EXCERPTED DATA

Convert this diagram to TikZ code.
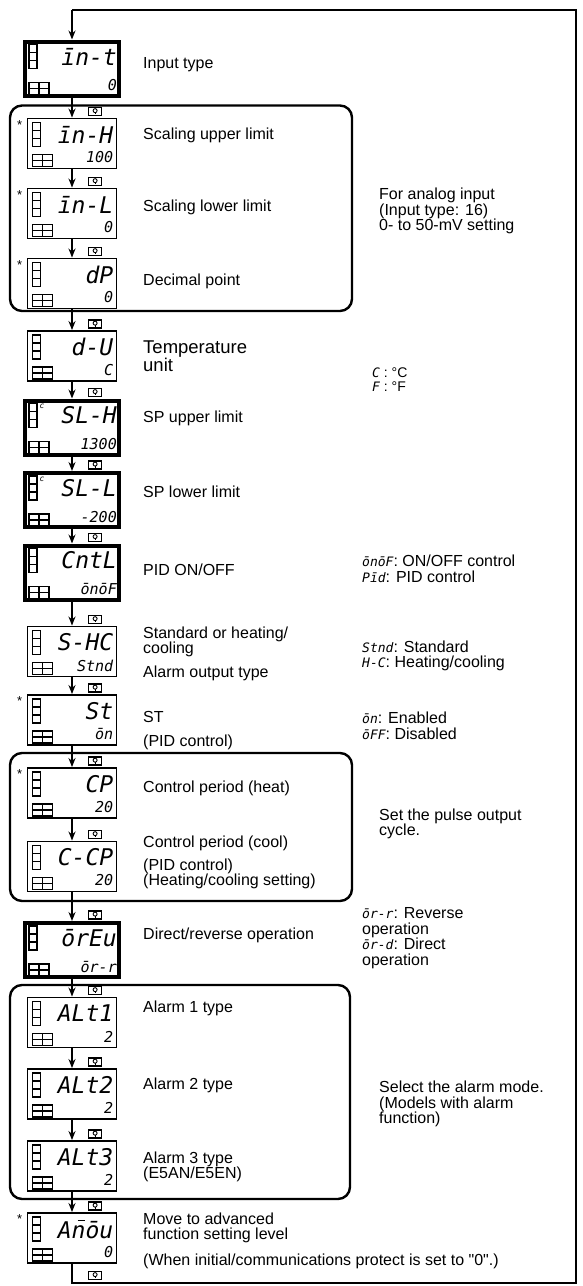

---

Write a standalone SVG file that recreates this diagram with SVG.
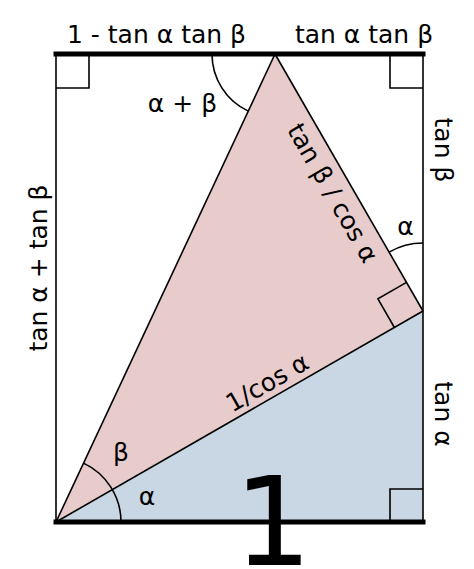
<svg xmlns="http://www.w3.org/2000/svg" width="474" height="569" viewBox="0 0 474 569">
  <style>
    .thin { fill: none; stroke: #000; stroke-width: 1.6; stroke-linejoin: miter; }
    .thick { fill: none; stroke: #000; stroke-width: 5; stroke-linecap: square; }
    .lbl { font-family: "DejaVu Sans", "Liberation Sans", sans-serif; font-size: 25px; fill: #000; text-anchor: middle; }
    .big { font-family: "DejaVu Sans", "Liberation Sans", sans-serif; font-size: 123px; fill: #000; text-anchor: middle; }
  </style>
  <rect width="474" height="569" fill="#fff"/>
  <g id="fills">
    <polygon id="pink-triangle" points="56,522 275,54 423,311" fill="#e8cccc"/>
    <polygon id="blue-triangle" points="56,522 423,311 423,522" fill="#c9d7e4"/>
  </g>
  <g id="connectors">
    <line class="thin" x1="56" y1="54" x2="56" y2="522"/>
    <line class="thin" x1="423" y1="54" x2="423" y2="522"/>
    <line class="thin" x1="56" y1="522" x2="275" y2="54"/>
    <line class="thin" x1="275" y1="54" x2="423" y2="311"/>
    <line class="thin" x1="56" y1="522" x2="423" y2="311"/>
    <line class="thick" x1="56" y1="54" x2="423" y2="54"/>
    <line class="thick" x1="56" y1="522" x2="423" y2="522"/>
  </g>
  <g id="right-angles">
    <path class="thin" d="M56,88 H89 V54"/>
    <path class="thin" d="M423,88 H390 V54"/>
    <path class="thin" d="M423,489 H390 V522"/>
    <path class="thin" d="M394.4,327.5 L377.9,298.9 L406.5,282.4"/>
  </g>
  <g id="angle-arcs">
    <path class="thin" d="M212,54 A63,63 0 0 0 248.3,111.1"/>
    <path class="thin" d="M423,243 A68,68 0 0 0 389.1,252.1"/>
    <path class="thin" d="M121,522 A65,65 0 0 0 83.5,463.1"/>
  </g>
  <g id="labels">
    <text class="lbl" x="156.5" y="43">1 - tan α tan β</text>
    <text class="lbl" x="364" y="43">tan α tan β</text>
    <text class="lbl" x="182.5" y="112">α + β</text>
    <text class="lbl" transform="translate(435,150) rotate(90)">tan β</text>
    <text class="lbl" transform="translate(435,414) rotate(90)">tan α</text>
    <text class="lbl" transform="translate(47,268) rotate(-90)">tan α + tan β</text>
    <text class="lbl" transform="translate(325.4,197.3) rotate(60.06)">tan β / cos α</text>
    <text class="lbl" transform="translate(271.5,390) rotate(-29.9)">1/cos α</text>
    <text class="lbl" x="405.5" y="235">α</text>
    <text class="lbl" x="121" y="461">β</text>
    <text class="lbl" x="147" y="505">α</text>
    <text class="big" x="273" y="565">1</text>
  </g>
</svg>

TASK TO COMPLETE
Read the lines above. Gather those in which the string "diagram" is found.

WRITTEN ANSWER
Convert this diagram to TikZ code.
Write a standalone SVG file that recreates this diagram with SVG.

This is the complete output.